Reducing a dislocated patella is easy. Just straightening the leg (un-bending the knee) will often allow the patella to pop back into place on its own. If not, gently pushing with a fingertip should be enough to push it back into position once the knee is straightened. Since people often think of scenes from the movies where someone gets a dislocation reduced by a violent painful yank I would usually not tell them I was planning on putting the dislocation back. It would make it harder to do since they tighten all their muscles while bracing for the pain they know is coming. Instead tell the patient something along the lines of “We need to slowly straighten your leg. It will be more comfortable once it is straight. If it hurts too much we will stop. Try taking a few deep breaths and relax your leg muscles as much as you can.” Go slow and be ready to stop. Have one hand under the knee supporting it and feeling for crepitus as you straighten the leg. Crepitus is the scraping vibrating sensation you feel when broken bone ends scrape against each other. If you feel crepitus you should stop and splint the leg in the place. It is not the simple dislocation you thought it was if you feel crepitus. While some discomfort is normal, a lot of increasing pain is not and is another reason to stop. Ideally, once the dislocation is reduced the knee should be treated with RICE (Rest, Ice and Ibuprofen, Compression and Elevation). These will keep the swelling down and allow the injury to heal faster. Of course if your life is in danger by staying still, hobble around as comfort allows.

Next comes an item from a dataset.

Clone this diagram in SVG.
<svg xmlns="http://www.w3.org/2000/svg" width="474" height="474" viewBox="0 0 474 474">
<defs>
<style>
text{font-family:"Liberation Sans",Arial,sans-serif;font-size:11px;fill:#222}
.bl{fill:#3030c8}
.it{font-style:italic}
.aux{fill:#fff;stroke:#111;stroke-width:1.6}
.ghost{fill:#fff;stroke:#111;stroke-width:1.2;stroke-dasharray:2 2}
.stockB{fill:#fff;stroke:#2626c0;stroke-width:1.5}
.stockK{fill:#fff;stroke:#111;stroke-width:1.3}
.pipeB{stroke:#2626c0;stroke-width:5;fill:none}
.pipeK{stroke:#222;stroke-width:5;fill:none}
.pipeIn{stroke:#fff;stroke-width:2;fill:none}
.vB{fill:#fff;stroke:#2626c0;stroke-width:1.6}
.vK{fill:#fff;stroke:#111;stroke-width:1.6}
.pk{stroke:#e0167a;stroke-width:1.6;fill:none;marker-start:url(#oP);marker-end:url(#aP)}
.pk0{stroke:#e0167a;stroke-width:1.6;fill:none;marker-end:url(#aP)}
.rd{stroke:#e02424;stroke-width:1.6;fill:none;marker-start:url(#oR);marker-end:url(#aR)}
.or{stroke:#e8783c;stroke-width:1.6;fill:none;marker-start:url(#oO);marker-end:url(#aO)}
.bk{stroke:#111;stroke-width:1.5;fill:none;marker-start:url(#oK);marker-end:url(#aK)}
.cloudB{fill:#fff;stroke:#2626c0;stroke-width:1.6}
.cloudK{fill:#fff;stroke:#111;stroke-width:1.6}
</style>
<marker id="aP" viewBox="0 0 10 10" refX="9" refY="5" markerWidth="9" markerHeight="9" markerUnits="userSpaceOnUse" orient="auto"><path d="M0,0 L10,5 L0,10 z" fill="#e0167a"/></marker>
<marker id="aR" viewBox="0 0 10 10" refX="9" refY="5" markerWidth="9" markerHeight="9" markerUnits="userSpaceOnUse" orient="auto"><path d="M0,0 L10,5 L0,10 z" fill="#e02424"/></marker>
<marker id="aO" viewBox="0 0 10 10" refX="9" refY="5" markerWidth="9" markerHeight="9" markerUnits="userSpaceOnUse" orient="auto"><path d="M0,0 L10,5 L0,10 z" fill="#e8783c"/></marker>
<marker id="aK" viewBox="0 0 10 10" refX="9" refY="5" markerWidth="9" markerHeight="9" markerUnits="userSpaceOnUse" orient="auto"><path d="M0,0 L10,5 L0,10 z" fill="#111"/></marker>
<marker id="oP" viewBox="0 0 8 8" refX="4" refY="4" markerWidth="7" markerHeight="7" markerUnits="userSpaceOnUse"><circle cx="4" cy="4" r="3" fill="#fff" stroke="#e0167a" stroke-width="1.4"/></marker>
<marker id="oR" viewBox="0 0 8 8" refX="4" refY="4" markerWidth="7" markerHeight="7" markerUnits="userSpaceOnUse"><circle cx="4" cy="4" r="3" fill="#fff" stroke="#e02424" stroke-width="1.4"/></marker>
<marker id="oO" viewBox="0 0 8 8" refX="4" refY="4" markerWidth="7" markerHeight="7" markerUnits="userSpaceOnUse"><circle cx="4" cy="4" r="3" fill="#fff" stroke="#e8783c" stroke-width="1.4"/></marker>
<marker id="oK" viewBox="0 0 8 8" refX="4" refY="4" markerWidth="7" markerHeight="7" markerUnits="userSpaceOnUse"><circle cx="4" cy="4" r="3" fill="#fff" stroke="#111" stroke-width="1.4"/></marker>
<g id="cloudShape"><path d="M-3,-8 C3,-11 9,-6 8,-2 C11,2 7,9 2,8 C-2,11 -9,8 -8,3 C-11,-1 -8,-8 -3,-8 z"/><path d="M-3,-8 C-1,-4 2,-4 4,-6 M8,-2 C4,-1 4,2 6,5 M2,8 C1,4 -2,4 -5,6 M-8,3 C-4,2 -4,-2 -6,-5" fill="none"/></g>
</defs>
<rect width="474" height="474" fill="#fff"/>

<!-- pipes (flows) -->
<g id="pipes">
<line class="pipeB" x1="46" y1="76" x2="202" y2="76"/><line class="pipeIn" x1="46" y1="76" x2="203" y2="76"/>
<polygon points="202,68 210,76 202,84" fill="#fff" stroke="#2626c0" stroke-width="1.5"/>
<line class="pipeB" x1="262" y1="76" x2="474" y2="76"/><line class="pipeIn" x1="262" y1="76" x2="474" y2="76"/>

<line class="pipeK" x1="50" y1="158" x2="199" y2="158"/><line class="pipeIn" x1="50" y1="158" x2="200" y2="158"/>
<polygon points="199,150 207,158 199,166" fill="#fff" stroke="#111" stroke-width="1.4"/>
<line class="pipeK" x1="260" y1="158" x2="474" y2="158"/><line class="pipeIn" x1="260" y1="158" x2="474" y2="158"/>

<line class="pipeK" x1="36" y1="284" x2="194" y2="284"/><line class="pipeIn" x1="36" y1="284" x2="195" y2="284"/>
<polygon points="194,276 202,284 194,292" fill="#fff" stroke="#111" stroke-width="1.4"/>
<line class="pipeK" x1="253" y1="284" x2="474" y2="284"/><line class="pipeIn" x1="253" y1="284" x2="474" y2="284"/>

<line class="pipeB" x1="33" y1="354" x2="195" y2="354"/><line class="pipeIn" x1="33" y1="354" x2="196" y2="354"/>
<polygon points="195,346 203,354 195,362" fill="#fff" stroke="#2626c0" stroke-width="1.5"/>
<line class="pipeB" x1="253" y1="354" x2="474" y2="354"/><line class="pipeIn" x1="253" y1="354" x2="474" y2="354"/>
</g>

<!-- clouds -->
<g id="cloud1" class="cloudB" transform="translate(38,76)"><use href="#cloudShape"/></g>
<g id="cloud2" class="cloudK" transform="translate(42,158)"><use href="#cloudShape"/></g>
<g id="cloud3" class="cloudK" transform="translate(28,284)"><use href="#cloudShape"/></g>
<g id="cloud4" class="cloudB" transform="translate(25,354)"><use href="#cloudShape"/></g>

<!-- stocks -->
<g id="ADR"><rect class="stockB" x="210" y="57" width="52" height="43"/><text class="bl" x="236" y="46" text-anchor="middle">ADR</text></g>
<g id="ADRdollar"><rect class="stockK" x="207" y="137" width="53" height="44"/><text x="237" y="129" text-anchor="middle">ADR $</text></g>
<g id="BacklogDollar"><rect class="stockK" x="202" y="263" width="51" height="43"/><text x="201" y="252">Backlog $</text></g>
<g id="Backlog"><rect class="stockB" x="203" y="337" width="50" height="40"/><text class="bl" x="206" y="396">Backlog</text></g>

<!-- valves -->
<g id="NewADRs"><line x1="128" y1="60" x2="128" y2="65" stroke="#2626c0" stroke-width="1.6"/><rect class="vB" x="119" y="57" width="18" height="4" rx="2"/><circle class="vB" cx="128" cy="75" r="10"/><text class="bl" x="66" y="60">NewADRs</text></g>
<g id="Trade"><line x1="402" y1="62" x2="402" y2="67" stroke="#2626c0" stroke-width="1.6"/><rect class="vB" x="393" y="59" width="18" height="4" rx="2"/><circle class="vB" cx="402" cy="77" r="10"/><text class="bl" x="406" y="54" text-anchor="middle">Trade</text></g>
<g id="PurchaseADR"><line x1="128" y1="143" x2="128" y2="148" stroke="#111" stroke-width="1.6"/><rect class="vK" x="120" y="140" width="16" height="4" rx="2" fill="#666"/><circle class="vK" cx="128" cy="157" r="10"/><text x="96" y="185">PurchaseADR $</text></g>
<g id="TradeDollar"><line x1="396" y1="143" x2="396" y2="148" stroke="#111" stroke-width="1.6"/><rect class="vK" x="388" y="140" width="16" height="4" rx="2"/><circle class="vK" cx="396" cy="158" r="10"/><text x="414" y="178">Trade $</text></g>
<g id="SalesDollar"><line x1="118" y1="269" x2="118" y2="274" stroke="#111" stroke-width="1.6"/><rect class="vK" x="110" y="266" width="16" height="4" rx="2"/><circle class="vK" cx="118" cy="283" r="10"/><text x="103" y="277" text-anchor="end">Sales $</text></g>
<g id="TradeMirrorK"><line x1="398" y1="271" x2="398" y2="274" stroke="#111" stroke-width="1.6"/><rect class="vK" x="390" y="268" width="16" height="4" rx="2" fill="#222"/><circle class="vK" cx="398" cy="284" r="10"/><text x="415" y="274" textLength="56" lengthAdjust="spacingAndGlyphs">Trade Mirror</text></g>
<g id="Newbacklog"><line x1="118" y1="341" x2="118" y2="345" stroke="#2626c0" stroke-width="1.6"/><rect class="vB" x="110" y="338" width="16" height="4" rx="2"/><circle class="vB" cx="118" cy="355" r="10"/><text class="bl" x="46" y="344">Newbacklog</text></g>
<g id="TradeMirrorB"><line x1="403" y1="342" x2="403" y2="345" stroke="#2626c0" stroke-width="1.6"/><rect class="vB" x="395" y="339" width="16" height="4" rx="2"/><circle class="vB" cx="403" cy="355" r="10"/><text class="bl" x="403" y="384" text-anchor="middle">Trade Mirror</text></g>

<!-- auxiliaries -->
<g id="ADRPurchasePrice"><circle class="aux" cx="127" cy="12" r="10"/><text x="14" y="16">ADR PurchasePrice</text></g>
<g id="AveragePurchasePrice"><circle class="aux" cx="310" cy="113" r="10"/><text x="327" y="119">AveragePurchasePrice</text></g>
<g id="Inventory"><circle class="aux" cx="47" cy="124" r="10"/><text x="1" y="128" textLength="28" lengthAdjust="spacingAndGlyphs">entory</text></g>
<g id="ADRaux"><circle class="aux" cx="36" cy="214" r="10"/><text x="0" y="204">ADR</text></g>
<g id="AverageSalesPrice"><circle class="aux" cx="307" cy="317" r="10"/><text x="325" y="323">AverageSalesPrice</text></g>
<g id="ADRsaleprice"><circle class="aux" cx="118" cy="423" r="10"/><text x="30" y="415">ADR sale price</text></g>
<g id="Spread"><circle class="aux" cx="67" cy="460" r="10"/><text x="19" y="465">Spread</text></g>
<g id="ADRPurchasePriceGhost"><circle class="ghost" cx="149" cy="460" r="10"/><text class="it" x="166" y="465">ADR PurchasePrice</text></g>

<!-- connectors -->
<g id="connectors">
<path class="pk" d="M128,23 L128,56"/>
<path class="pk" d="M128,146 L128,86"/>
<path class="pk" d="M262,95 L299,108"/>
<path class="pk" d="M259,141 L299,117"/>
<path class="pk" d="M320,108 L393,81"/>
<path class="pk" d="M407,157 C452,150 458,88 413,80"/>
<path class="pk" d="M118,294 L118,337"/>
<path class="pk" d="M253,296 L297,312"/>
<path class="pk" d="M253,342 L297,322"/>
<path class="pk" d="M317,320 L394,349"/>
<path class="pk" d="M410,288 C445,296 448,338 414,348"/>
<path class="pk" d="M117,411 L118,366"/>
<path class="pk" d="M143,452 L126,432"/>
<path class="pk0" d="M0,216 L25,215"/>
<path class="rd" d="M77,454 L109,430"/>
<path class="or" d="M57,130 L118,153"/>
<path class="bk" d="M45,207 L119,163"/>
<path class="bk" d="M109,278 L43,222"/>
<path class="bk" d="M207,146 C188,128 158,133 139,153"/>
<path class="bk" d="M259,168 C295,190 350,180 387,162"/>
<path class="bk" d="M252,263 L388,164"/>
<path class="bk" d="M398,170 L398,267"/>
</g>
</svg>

Before and after moving, splinting, reducing or otherwise messing around with any possible dislocation, sprain or fracture it is a good idea to check the distal circulation sensation and movement. This means that you want to check the fingers or toes of the affected limb to make sure they are a normal color and that when a nail bed is pressed it rapidly turns pink again. The affected fingers or toes should feel normal to the patient with out any tingling or numbness and he or she should be able to feel your gentle touch. The patient should also be able to wiggle them normally. The distal circulation, sensation and movement are checked before and afterwards to make sure that nothing was made worse by your treatment. A limb with compromised circulation is an emergency and with out rapid medical care you risk losing the limb. If a limb has good circulation, sensation and movement before you started but does not afterwards you need to try to undo what you did. This does not mean you try to knock the patella out of place again but you should try to loosen any splint or bandage you applied and if that doesn’t work try putting the limb back in the same position as when there was good circulation sensation and movement. If circulation is compromised from the beginning it is likely not a simple dislocation and advanced medical care should be sought if possible but it also makes it more important for you to do something to get circulation back if medical care is not available.

Reducing a dislocated patella is something you should be prepared to do in a disaster situation or when ever medical care is not readily available, but what about other times? Here I can only tell you what I would do. You will have to make your own decisions. If the injured person is a teammate, friend or family member and proper medical care was not available, I would attempt to correct the dislocation. If medical care was available I would try to comfort them while summoning an ambulance. After successfully reducing the dislocation on a friend or family member during an emergency, I would still try to make an appointment to get an x-ray to make sure there were no associated fractures that require any further care.